So the time has come. We finally made ourselves a little studio. And it wasn't untill I started to write this blog post that I realized it is a bit bittersweet.
We added a room to our house, in hopes of having or adopting a child, and that isn't going to happen. So, in a sense, this room was going to be a babies room. A place for a little person to grow and bloom. But, a few weeks ago, as i sat with paint and papers all over the dining room table, I asked Tom to build me a table to work on. And rhe only place we have for a work space is in the little room.
And so I have anticipated arranging my stuff on the new table all week. Tom added shelves. My Mom and I went shopping for things to make the room pretty today. It's been a really fun time.

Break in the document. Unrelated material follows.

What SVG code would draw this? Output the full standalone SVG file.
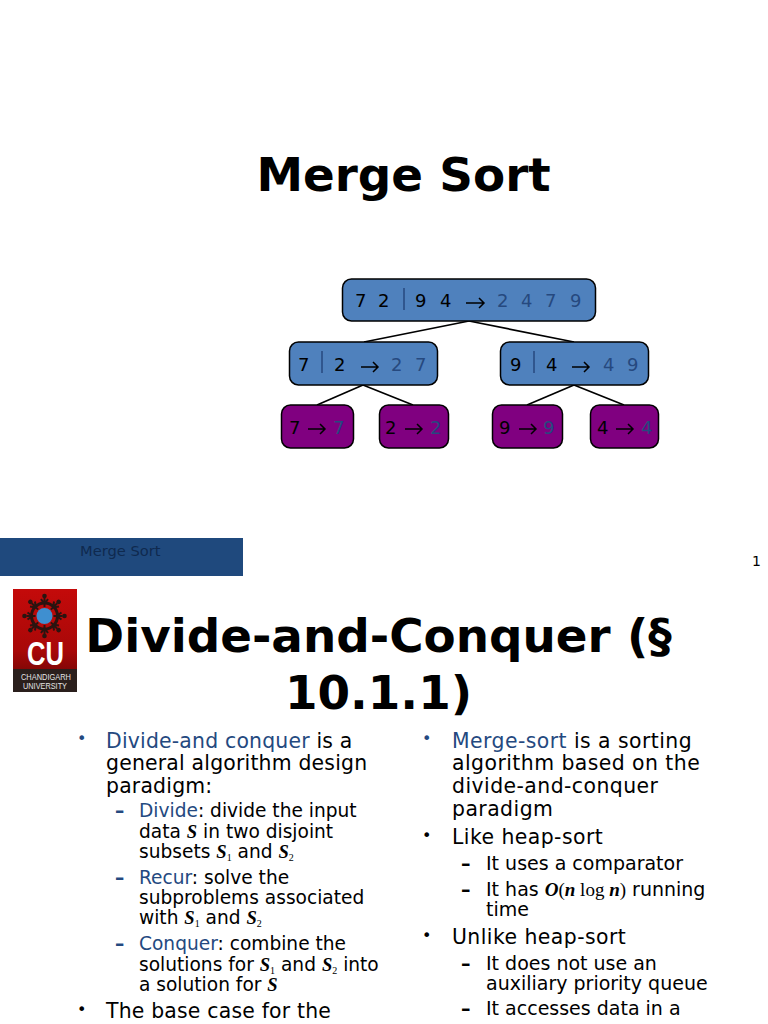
<svg xmlns="http://www.w3.org/2000/svg" width="768" height="1024" viewBox="0 0 768 1024">
<defs><linearGradient id="red" x1="0" y1="0" x2="0" y2="1"><stop offset="0" stop-color="#c40a0a"/><stop offset="0.6" stop-color="#a80808"/><stop offset="1" stop-color="#5a0505"/></linearGradient>
<g id="fig"><circle cx="0" cy="-20" r="2.300" fill="#2a1410"/><path d="M-3.500 -17L0 -12L3.500 -17M0 -18V-9" fill="none" stroke="#2a1410" stroke-width="2"/></g></defs>
<style>
text{font-family:"DejaVu Sans",sans-serif;fill:#000}
.title{font-weight:700;text-anchor:middle;font-size:46.800px}
.b{fill:#4f81bd;stroke:#000;stroke-width:1.5}
.p{fill:#800080;stroke:#000;stroke-width:1.5}
.n{font-size:18px}
.d{fill:#26497f}
.l{font-size:20.400px;letter-spacing:.2px}
.r{font-size:20.400px;letter-spacing:.45px}
.s{font-size:18.600px}
.t{font-size:19px}
.bu{font-size:16px}
.da{font-weight:700}
.a{fill:#24497f}
.m{font-family:"Liberation Serif",serif;font-weight:700;font-style:italic}
.f{font-family:"Liberation Serif",serif}
.u{font-family:"Liberation Serif",serif;font-size:10px}
.sep{stroke:#26497f;stroke-width:1.5}
.ar{fill:none;stroke:#000;stroke-width:1.5}
line.c{stroke:#000;stroke-width:1.7}
.w{fill:#e4e4e4;font-family:"Liberation Sans",sans-serif;font-size:9px}
</style>
<rect width="768" height="1024" fill="#fff"/>
<text class="title" x="403.500" y="191">Merge Sort</text>
<g id="connectors">
<line class="c" x1="469" y1="321" x2="364" y2="342"/><line class="c" x1="469" y1="321" x2="574" y2="342"/>
<line class="c" x1="363" y1="385" x2="317" y2="405"/><line class="c" x1="363" y1="385" x2="413" y2="405"/>
<line class="c" x1="574" y1="385" x2="527" y2="405"/><line class="c" x1="574" y1="385" x2="624" y2="405"/>
</g>
<g id="node-root"><rect class="b" x="342.500" y="279" width="253" height="42" rx="9"/><text class="n" x="355" y="307">7</text><text class="n" x="378" y="307">2</text><line class="sep" x1="404" y1="288" x2="404" y2="310"/><text class="n" x="415" y="307">9</text><text class="n" x="440" y="307">4</text><path class="ar" d="M466 303H484M479 298L484 303L479 308"/><text class="n d" x="497" y="307">2</text><text class="n d" x="521" y="307">4</text><text class="n d" x="545" y="307">7</text><text class="n d" x="570" y="307">9</text></g>
<g id="node-left"><rect class="b" x="289.500" y="342" width="148" height="43" rx="9"/><text class="n" x="298" y="371">7</text><line class="sep" x1="322" y1="351" x2="322" y2="373"/><text class="n" x="334" y="371">2</text><path class="ar" d="M361 367H378M373 362L378 367L373 372"/><text class="n d" x="391" y="371">2</text><text class="n d" x="415" y="371">7</text></g>
<g id="node-right"><rect class="b" x="500.500" y="342" width="148" height="43" rx="9"/><text class="n" x="510" y="371">9</text><line class="sep" x1="534" y1="351" x2="534" y2="373"/><text class="n" x="546" y="371">4</text><path class="ar" d="M572 367H589M584 362L589 367L584 372"/><text class="n d" x="603" y="371">4</text><text class="n d" x="627" y="371">9</text></g>
<g id="leaf-7"><rect class="p" x="281.500" y="405" width="72" height="43" rx="9"/><text class="n" x="289" y="434">7</text><path class="ar" d="M308 429H325M320 424L325 429L320 434"/><text class="n d" x="333" y="434">7</text></g>
<g id="leaf-2"><rect class="p" x="379.500" y="405" width="69" height="43" rx="9"/><text class="n" x="385" y="434">2</text><path class="ar" d="M405 429H422M417 424L422 429L417 434"/><text class="n d" x="430" y="434">2</text></g>
<g id="leaf-9"><rect class="p" x="492.500" y="405" width="70" height="43" rx="9"/><text class="n" x="499" y="434">9</text><path class="ar" d="M519 429H536M531 424L536 429L531 434"/><text class="n d" x="543" y="434">9</text></g>
<g id="leaf-4"><rect class="p" x="590.500" y="405" width="68" height="43" rx="9"/><text class="n" x="597" y="434">4</text><path class="ar" d="M616 429H633M628 424L633 429L628 434"/><text class="n d" x="641" y="434">4</text></g>
<rect x="0" y="538" width="243" height="38" fill="#1f497d"/>
<text x="80" y="556" font-size="14.700" style="fill:#0f2a4f">Merge Sort</text>
<text x="752" y="566" font-size="14">1</text>
<g id="logo">
<rect x="13" y="589" width="64" height="103" fill="url(#red)"/>
<rect x="13" y="669" width="64" height="23" fill="#2a1f1c"/>
<g transform="translate(44.500 616)">
<circle r="13" fill="none" stroke="#2a1410" stroke-width="3"/>
<use href="#fig"/><use href="#fig" transform="rotate(45)"/><use href="#fig" transform="rotate(90)"/><use href="#fig" transform="rotate(135)"/><use href="#fig" transform="rotate(180)"/><use href="#fig" transform="rotate(225)"/><use href="#fig" transform="rotate(270)"/><use href="#fig" transform="rotate(315)"/>
<circle r="8" fill="#3f8fd0"/>
</g>
<text x="45.500" y="665" font-size="33" font-weight="700" text-anchor="middle" style="fill:#fff;font-family:'Liberation Sans',sans-serif" textLength="37" lengthAdjust="spacingAndGlyphs">CU</text>
<text class="w" x="46" y="680" text-anchor="middle" textLength="50" lengthAdjust="spacingAndGlyphs">CHANDIGARH</text>
<text class="w" x="45" y="688.500" text-anchor="middle" textLength="44" lengthAdjust="spacingAndGlyphs">UNIVERSITY</text>
</g>
<text class="title" x="378.500" y="652">Divide-and-Conquer (§</text>
<text class="title" x="378.500" y="709">10.1.1)</text>
<g id="left-col">
<text class="bu a" x="77" y="744">•</text>
<text class="l" x="106" y="748"><tspan class="a">Divide-and conquer</tspan> is a</text>
<text class="l" x="106" y="770">general algorithm design</text>
<text class="l" x="106" y="793">paradigm:</text>
<text class="s a da" x="115" y="817">–</text>
<text class="s" x="139" y="817"><tspan class="a">Divide</tspan>: divide the input</text>
<text class="s" x="139" y="838">data <tspan class="m">S</tspan> in two disjoint</text>
<text class="s" x="139" y="858">subsets <tspan class="m">S</tspan><tspan class="u" dy="3">1</tspan><tspan dy="-3"> and </tspan><tspan class="m">S</tspan><tspan class="u" dy="3">2</tspan></text>
<text class="s a da" x="115" y="884">–</text>
<text class="s" x="139" y="884"><tspan class="a">Recur</tspan>: solve the</text>
<text class="s" x="139" y="904">subproblems associated</text>
<text class="s" x="139" y="924">with <tspan class="m">S</tspan><tspan class="u" dy="3">1</tspan><tspan dy="-3"> and </tspan><tspan class="m">S</tspan><tspan class="u" dy="3">2</tspan></text>
<text class="s a da" x="115" y="950">–</text>
<text class="s" x="139" y="950"><tspan class="a">Conquer</tspan>: combine the</text>
<text class="s" x="139" y="971">solutions for <tspan class="m">S</tspan><tspan class="u" dy="3">1</tspan><tspan dy="-3"> and </tspan><tspan class="m">S</tspan><tspan class="u" dy="3">2</tspan><tspan dy="-3"> into</tspan></text>
<text class="s" x="139" y="991">a solution for <tspan class="m">S</tspan></text>
<text class="bu" x="77" y="1015">•</text>
<text class="l" x="106" y="1018">The base case for the</text>
</g>
<g id="right-col">
<text class="bu a" x="422" y="744">•</text>
<text class="r" x="452" y="748"><tspan class="a">Merge-sort</tspan> is a sorting</text>
<text class="r" x="452" y="770">algorithm based on the</text>
<text class="r" x="452" y="793">divide-and-conquer</text>
<text class="r" x="452" y="816">paradigm</text>
<text class="bu" x="422" y="841">•</text>
<text class="r" x="452" y="844">Like heap-sort</text>
<text class="t da" x="461" y="870">–</text>
<text class="t" x="486" y="870">It uses a comparator</text>
<text class="t da" x="461" y="896">–</text>
<text class="t" x="486" y="896">It has <tspan class="m">O</tspan><tspan class="f">(</tspan><tspan class="m">n</tspan><tspan class="f"> log </tspan><tspan class="m">n</tspan><tspan class="f">)</tspan> running</text>
<text class="t" x="486" y="916">time</text>
<text class="bu" x="422" y="941">•</text>
<text class="r" x="452" y="944">Unlike heap-sort</text>
<text class="t da" x="461" y="970">–</text>
<text class="t" x="486" y="970">It does not use an</text>
<text class="t" x="486" y="990">auxiliary priority queue</text>
<text class="t da" x="461" y="1015">–</text>
<text class="t" x="486" y="1015">It accesses data in a</text>
</g>
</svg>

And like I said, I didn't think about the bittersweetness untill tonite. I didn't think about what I was actually really doing. I'm accepting the truth. I am not going to be a Mom. Not in any conventional way. But, I'm ok. I really am ok.
So, here I sit. In this little room, which is now our studio. Kenny Chesney is playing in the background. I have a glass of white wine on my table. Shelves of paint over my head. And my husband writing a song at the desk behind me. And of course, my fur kids.

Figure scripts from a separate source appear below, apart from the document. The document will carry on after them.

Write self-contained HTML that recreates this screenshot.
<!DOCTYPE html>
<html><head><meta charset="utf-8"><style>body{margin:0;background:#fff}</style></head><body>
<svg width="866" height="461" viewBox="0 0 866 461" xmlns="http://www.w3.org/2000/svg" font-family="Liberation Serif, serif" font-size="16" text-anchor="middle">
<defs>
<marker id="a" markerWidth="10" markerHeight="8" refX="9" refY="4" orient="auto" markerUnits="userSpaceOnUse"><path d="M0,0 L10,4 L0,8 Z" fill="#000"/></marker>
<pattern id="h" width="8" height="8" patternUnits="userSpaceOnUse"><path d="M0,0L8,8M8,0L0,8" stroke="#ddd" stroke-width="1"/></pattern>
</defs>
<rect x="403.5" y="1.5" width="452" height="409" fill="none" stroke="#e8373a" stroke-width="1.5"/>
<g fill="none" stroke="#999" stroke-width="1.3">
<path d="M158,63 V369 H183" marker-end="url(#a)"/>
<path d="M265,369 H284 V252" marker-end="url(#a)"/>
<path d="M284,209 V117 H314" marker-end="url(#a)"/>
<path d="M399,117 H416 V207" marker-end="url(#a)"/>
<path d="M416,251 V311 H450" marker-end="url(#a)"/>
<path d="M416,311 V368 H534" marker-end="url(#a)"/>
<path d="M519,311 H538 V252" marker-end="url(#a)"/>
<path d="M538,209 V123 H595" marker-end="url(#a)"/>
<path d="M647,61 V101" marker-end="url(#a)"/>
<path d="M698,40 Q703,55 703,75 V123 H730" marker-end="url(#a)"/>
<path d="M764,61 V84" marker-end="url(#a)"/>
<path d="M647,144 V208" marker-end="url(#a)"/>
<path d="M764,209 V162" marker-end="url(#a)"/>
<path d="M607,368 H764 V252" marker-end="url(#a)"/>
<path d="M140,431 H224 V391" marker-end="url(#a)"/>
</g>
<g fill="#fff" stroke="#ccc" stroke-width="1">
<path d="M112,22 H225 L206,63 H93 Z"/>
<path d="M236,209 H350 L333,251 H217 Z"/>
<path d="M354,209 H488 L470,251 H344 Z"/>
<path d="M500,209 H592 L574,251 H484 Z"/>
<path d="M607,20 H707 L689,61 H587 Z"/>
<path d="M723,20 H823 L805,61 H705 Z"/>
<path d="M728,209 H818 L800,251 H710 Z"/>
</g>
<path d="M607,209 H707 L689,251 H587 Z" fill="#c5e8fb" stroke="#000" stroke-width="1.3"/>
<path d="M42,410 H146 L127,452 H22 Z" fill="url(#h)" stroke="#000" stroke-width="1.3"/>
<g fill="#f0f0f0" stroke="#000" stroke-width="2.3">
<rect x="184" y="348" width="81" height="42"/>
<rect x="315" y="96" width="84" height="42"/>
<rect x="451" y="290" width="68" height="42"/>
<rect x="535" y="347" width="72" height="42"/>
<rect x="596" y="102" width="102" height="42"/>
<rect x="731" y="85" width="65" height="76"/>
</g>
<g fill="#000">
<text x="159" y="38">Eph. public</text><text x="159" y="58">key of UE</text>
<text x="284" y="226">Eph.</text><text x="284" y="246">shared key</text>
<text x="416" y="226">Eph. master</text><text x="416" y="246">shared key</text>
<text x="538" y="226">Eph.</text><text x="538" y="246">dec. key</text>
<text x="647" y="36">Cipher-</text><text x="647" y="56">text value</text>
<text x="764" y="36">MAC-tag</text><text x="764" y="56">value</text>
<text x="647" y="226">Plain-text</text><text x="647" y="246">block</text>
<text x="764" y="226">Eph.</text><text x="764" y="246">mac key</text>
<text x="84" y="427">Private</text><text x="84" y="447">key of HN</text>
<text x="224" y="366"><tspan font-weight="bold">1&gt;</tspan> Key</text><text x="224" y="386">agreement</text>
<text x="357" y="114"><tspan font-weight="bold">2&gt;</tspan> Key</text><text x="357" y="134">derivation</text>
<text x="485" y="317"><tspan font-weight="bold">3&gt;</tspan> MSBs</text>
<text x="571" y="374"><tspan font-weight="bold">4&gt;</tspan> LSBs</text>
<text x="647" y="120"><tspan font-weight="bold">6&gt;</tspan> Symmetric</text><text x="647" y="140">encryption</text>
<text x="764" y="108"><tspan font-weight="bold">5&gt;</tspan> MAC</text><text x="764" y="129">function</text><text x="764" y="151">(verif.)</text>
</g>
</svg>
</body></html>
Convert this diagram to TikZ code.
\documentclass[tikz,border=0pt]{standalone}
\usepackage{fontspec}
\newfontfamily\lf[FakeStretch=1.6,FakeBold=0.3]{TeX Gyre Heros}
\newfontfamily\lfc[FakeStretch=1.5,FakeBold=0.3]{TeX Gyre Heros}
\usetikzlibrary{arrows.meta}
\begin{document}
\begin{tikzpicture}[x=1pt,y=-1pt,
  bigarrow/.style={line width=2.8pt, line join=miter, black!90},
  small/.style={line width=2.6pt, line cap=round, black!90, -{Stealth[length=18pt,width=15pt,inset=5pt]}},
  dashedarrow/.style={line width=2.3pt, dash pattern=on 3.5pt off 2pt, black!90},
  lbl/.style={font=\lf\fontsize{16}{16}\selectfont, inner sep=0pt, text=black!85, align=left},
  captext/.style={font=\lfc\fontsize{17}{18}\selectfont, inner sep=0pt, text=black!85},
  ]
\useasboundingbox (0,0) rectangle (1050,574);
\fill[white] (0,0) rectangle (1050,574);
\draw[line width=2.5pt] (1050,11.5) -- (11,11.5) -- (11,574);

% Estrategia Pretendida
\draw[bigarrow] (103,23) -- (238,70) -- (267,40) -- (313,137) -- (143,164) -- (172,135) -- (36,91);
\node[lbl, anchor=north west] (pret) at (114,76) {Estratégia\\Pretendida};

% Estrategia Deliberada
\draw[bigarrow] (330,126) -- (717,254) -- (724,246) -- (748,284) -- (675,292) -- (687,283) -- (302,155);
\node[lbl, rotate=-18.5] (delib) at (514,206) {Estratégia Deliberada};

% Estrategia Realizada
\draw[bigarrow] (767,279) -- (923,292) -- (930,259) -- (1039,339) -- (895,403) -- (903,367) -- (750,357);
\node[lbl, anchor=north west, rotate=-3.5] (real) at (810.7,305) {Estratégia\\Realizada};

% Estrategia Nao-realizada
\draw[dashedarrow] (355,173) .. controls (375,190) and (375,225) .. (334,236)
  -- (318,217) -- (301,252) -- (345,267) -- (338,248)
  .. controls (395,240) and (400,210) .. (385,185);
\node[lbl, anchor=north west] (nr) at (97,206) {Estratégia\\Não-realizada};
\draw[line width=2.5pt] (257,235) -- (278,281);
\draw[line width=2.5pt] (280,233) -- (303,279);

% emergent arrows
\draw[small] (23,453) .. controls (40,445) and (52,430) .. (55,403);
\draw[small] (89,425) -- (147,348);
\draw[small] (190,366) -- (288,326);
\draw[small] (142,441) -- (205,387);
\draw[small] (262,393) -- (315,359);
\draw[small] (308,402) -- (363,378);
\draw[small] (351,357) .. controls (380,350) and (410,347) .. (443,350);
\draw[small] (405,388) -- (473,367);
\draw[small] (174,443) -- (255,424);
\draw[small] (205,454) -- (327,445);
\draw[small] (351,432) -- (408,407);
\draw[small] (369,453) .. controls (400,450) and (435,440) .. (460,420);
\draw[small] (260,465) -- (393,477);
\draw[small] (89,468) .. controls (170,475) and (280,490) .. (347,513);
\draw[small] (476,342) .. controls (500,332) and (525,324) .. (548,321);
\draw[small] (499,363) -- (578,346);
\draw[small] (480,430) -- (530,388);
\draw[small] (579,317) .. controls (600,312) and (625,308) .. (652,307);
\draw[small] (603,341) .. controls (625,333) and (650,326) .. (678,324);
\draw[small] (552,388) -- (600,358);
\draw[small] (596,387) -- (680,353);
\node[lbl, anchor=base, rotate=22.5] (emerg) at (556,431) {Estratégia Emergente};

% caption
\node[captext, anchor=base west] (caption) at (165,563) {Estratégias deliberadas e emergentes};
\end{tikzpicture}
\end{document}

And I think to myself, who knew? But who ever knows? I'm no different from anyone else. I have dreams. Some come true. Some don't. I try to hard, yet sometimes not enough. I laugh. I cry. I screw up. I make some good choices.
I do the best I can.
And, I truly believe this is where I am supposed to be. I have never been as true to myself as I am right now. I am so happy here.
So, while yes, bittersweet feelings will happen. And so will saddness. And sometimes tears. There will be smiles and gratitude also.
Life is unpredictable. Sort of like this room. I couldn't have predicted we would be sitting in here on a Saturday night. Listening to tunes. Working on our other dreams.
Dreams are unpredictable too. Hmmmmm, what should my next one be? Will it come true? Who knows. But, then again, do we really want to know? Part of the beauty of dreaming is giving up control and believing in magic, right?
So, I will make pretty things in my studio and let go of the thought that I can control my future. And I will believe in magic. Just like I would have taught my child.